UK risks falling behind on clean energy transition

The UK is at risk of falling behind in the rush to become a global leader in renewable energy due to a lack of investment, trade body Energy UK has said.

A new report shows that inadequate government policies are leading to insufficient growth in the renewable sector, undermining climate ambitions and potentially damaging the economy.

Low carbon projects are reporting cost increases of about 50% in recent months, with an estimated £500 billion needed between now and 2050 to deliver the UK’s net zero goals.

silhouette of wind turbines during sunset

Energy UK’s chief executive Emma Pinchbeck is urging the government to take urgent action to address a range of factors that are threatening the UK’s renewable sector.

She said it was ‘absolutely clear’ that rapidly expanding ‘clean, cheap power’ was required to escape the energy crisis and reduce reliance on fossil fuels that have ‘cost us dearly in recent times.’        

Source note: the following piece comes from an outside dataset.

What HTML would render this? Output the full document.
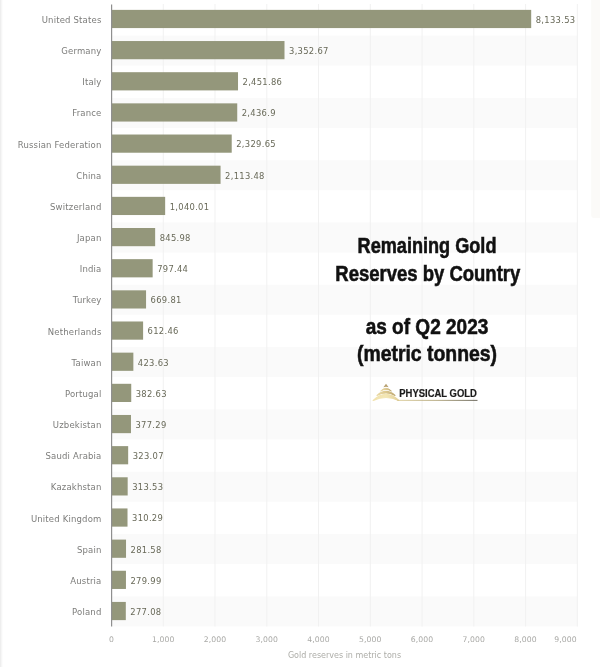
<!DOCTYPE html>
<html lang="en">
<head>
<meta charset="utf-8">
<title>Remaining Gold Reserves by Country</title>
<style>
html,body{margin:0;padding:0;background:#fff;}
body{width:600px;height:667px;overflow:hidden;position:relative;}
svg{display:block;position:absolute;left:0;top:0;}
.cat{font-family:"DejaVu Sans","Liberation Sans",sans-serif;font-size:8.5px;letter-spacing:0.17px;fill:#7c7c7a;text-anchor:end;}
.val{font-family:"DejaVu Sans","Liberation Sans",sans-serif;font-size:8.4px;letter-spacing:0.3px;fill:#686958;}
.tick{font-family:"DejaVu Sans","Liberation Sans",sans-serif;font-size:7.7px;letter-spacing:0.1px;fill:#a9a9a6;text-anchor:middle;}
.axt{font-family:"DejaVu Sans","Liberation Sans",sans-serif;font-size:8px;fill:#adada8;text-anchor:middle;}
.ttl{font-family:"Liberation Sans",sans-serif;font-weight:bold;font-size:21.5px;fill:#111;stroke:#111;stroke-width:0.55px;text-anchor:middle;}
.logo{font-family:"Liberation Sans",sans-serif;font-weight:bold;font-size:10.2px;fill:#1a1a1a;stroke:#1a1a1a;stroke-width:0.2px;}
</style>
</head>
<body>
<svg width="600" height="667" viewBox="0 0 600 667">
<defs>
<linearGradient id="gold" x1="0" y1="0" x2="1" y2="0">
<stop offset="0" stop-color="#f1e2ae"/><stop offset="0.5" stop-color="#f3e6b4"/><stop offset="1" stop-color="#e3d09a"/>
</linearGradient>
<linearGradient id="gold2" x1="0" y1="0" x2="1" y2="0">
<stop offset="0" stop-color="#ead9a4"/><stop offset="0.5" stop-color="#dcc88f"/><stop offset="1" stop-color="#bfa872"/>
</linearGradient>
<linearGradient id="uline" x1="0" y1="0" x2="1" y2="0">
<stop offset="0" stop-color="#d9c88e"/><stop offset="0.5" stop-color="#a89a6a"/><stop offset="1" stop-color="#4a4638"/>
</linearGradient>
</defs>
<rect x="0" y="0" width="600" height="667" fill="#ffffff"/>
<path d="M591.2 0 H600 V218 H594 Q591.2 218 591.2 215 Z" fill="#fbfaf8"/>
<rect x="0" y="0" width="1" height="667" fill="#eeeeee"/>
<rect x="1" y="0" width="1" height="667" fill="#f6f6f6"/>
<rect x="2" y="0" width="1" height="667" fill="#fcfcfc"/>

<rect x="112" y="35.54" width="465.8" height="30" fill="#fafafa"/>
<rect x="112" y="97.86" width="465.8" height="30" fill="#fafafa"/>
<rect x="112" y="160.18" width="465.8" height="30" fill="#fafafa"/>
<rect x="112" y="222.50" width="465.8" height="30" fill="#fafafa"/>
<rect x="112" y="284.82" width="465.8" height="30" fill="#fafafa"/>
<rect x="112" y="347.14" width="465.8" height="30" fill="#fafafa"/>
<rect x="112" y="409.46" width="465.8" height="30" fill="#fafafa"/>
<rect x="112" y="471.78" width="465.8" height="30" fill="#fafafa"/>
<rect x="112" y="534.10" width="465.8" height="30" fill="#fafafa"/>
<rect x="112" y="596.42" width="465.8" height="30" fill="#fafafa"/>
<rect x="162.76" y="4" width="1" height="622.5" fill="#f1f1f1"/>
<rect x="214.52" y="4" width="1" height="622.5" fill="#f1f1f1"/>
<rect x="266.28" y="4" width="1" height="622.5" fill="#f1f1f1"/>
<rect x="318.04" y="4" width="1" height="622.5" fill="#f1f1f1"/>
<rect x="369.80" y="4" width="1" height="622.5" fill="#f1f1f1"/>
<rect x="421.56" y="4" width="1" height="622.5" fill="#f1f1f1"/>
<rect x="473.32" y="4" width="1" height="622.5" fill="#f1f1f1"/>
<rect x="525.08" y="4" width="1" height="622.5" fill="#f1f1f1"/>
<rect x="576.84" y="4" width="1" height="622.5" fill="#f1f1f1"/>
<rect x="112" y="9.88" width="419.19" height="18.2" fill="#94977b"/>
<text class="cat" x="101.5" y="22.98">United States</text>
<text class="val" x="535.69" y="22.78">8,133.53</text>
<rect x="112" y="41.04" width="172.50" height="18.2" fill="#94977b"/>
<text class="cat" x="101.5" y="54.14">Germany</text>
<text class="val" x="289.00" y="53.94">3,352.67</text>
<rect x="112" y="72.20" width="126.02" height="18.2" fill="#94977b"/>
<text class="cat" x="101.5" y="85.30">Italy</text>
<text class="val" x="242.52" y="85.10">2,451.86</text>
<rect x="112" y="103.36" width="125.24" height="18.2" fill="#94977b"/>
<text class="cat" x="101.5" y="116.46">France</text>
<text class="val" x="241.74" y="116.26">2,436.9</text>
<rect x="112" y="134.52" width="119.71" height="18.2" fill="#94977b"/>
<text class="cat" x="101.5" y="147.62">Russian Federation</text>
<text class="val" x="236.21" y="147.42">2,329.65</text>
<rect x="112" y="165.68" width="108.56" height="18.2" fill="#94977b"/>
<text class="cat" x="101.5" y="178.78">China</text>
<text class="val" x="225.06" y="178.58">2,113.48</text>
<rect x="112" y="196.84" width="53.16" height="18.2" fill="#94977b"/>
<text class="cat" x="101.5" y="209.94">Switzerland</text>
<text class="val" x="169.66" y="209.74">1,040.01</text>
<rect x="112" y="228.00" width="43.15" height="18.2" fill="#94977b"/>
<text class="cat" x="101.5" y="241.10">Japan</text>
<text class="val" x="159.65" y="240.90">845.98</text>
<rect x="112" y="259.16" width="40.65" height="18.2" fill="#94977b"/>
<text class="cat" x="101.5" y="272.26">India</text>
<text class="val" x="157.15" y="272.06">797.44</text>
<rect x="112" y="290.32" width="34.06" height="18.2" fill="#94977b"/>
<text class="cat" x="101.5" y="303.42">Turkey</text>
<text class="val" x="150.56" y="303.22">669.81</text>
<rect x="112" y="321.48" width="31.10" height="18.2" fill="#94977b"/>
<text class="cat" x="101.5" y="334.58">Netherlands</text>
<text class="val" x="147.60" y="334.38">612.46</text>
<rect x="112" y="352.64" width="21.36" height="18.2" fill="#94977b"/>
<text class="cat" x="101.5" y="365.74">Taiwan</text>
<text class="val" x="137.86" y="365.54">423.63</text>
<rect x="112" y="383.80" width="19.24" height="18.2" fill="#94977b"/>
<text class="cat" x="101.5" y="396.90">Portugal</text>
<text class="val" x="135.74" y="396.70">382.63</text>
<rect x="112" y="414.96" width="18.97" height="18.2" fill="#94977b"/>
<text class="cat" x="101.5" y="428.06">Uzbekistan</text>
<text class="val" x="135.47" y="427.86">377.29</text>
<rect x="112" y="446.12" width="16.17" height="18.2" fill="#94977b"/>
<text class="cat" x="101.5" y="459.22">Saudi Arabia</text>
<text class="val" x="132.67" y="459.02">323.07</text>
<rect x="112" y="477.28" width="15.68" height="18.2" fill="#94977b"/>
<text class="cat" x="101.5" y="490.38">Kazakhstan</text>
<text class="val" x="132.18" y="490.18">313.53</text>
<rect x="112" y="508.44" width="15.51" height="18.2" fill="#94977b"/>
<text class="cat" x="101.5" y="521.54">United Kingdom</text>
<text class="val" x="132.01" y="521.34">310.29</text>
<rect x="112" y="539.60" width="14.03" height="18.2" fill="#94977b"/>
<text class="cat" x="101.5" y="552.70">Spain</text>
<text class="val" x="130.53" y="552.50">281.58</text>
<rect x="112" y="570.76" width="13.95" height="18.2" fill="#94977b"/>
<text class="cat" x="101.5" y="583.86">Austria</text>
<text class="val" x="130.45" y="583.66">279.99</text>
<rect x="112" y="601.92" width="13.80" height="18.2" fill="#94977b"/>
<text class="cat" x="101.5" y="615.02">Poland</text>
<text class="val" x="130.30" y="614.82">277.08</text>
<rect x="111" y="4.5" width="1.2" height="622" fill="#8f8f8f"/>
<text class="tick" x="111.50" y="642">0</text>
<text class="tick" x="163.26" y="642">1,000</text>
<text class="tick" x="215.02" y="642">2,000</text>
<text class="tick" x="266.78" y="642">3,000</text>
<text class="tick" x="318.54" y="642">4,000</text>
<text class="tick" x="370.30" y="642">5,000</text>
<text class="tick" x="422.06" y="642">6,000</text>
<text class="tick" x="473.82" y="642">7,000</text>
<text class="tick" x="525.58" y="642">8,000</text>
<text class="tick" x="565.50" y="642">9,000</text>
<text class="axt" x="344.5" y="658.4">Gold reserves in metric tons</text>
<text class="ttl" x="0" y="0" transform="translate(427 253) scale(0.843 1)">Remaining Gold</text>
<text class="ttl" x="0" y="0" transform="translate(427.8 280.7) scale(0.861 1)">Reserves by Country</text>
<text class="ttl" x="0" y="0" transform="translate(427 334.4) scale(0.885 1)">as of Q2 2023</text>
<text class="ttl" x="0" y="0" transform="translate(427 361) scale(0.903 1)">(metric tonnes)</text>
<g id="logo">
<path d="M386 383.8 L388.6 387.2 Q386 386.4 383.4 387.2 Z" fill="#b7a070"/>
<path d="M380.6 391 Q386 385.6 391.4 391 Q386 387.9 380.6 391 Z" fill="url(#gold2)" stroke="url(#gold2)" stroke-width="0.9" stroke-linejoin="round"/>
<path d="M377 395.4 Q386 387.4 395 395.4 Q386 390.6 377 395.4 Z" fill="url(#gold2)" stroke="url(#gold2)" stroke-width="1.1" stroke-linejoin="round"/>
<path d="M373.2 400.4 Q386 388.2 398.8 400.4 Q386 394.6 373.2 400.4 Z" fill="url(#gold)" stroke="url(#gold)" stroke-width="1.2" stroke-linejoin="round"/>
<rect x="397" y="399.9" width="80.5" height="0.8" fill="url(#uline)"/>
<text class="logo" x="0" y="0" transform="translate(399.3 396.6) scale(0.927 1)">PHYSICAL GOLD</text>
</g>
</svg>
</body>
</html>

She added: ‘However, the UK is in increasing danger of undermining its own ambitions and failing to deliver on its commitments. In many ways, the UK has led the way in the transition to clean energy – witness our world-leading offshore wind industry – but we risk squandering this position and driving the investment that we need elsewhere.

‘We are at a pivotal point right now with other countries actively trying to attract the same companies and investors and it would be unforgivably complacent to think that we don’t need to do the same. This is a once-in-a-generation opportunity and if we don’t seize it now, we will miss out not just on cheaper, cleaner energy but on the huge boost to our economy such investment will bring in terms of growth, jobs and other benefits.’

Inflation, interest rates and supply chain difficulties have all contributed to higher costs for renewable projects. Energy UK’s report says a windfall tax system which favours oil and gas and policy uncertainty resulting in planning and infrastructure issues have also added to the situation.

Nations across the world are competing for renewable investment, with high UK costs driving private sector funding elsewhere.

The UK could miss out on £62 billion in investment between now and 2030, according to the report, which could lead to a shortfall of 54GW of wind and solar capacity – enough to power every home in the country. This could also harm consumers, as high energy bills will remain high.

Energy UK says the government should reconsider its fiscal policy to attract investors through a  reformed windfall tax and by enhancing incentives. Maximising the amount of generation supported by the Contracts for Difference scheme could also reduce costs and boost low-carbon energy projects.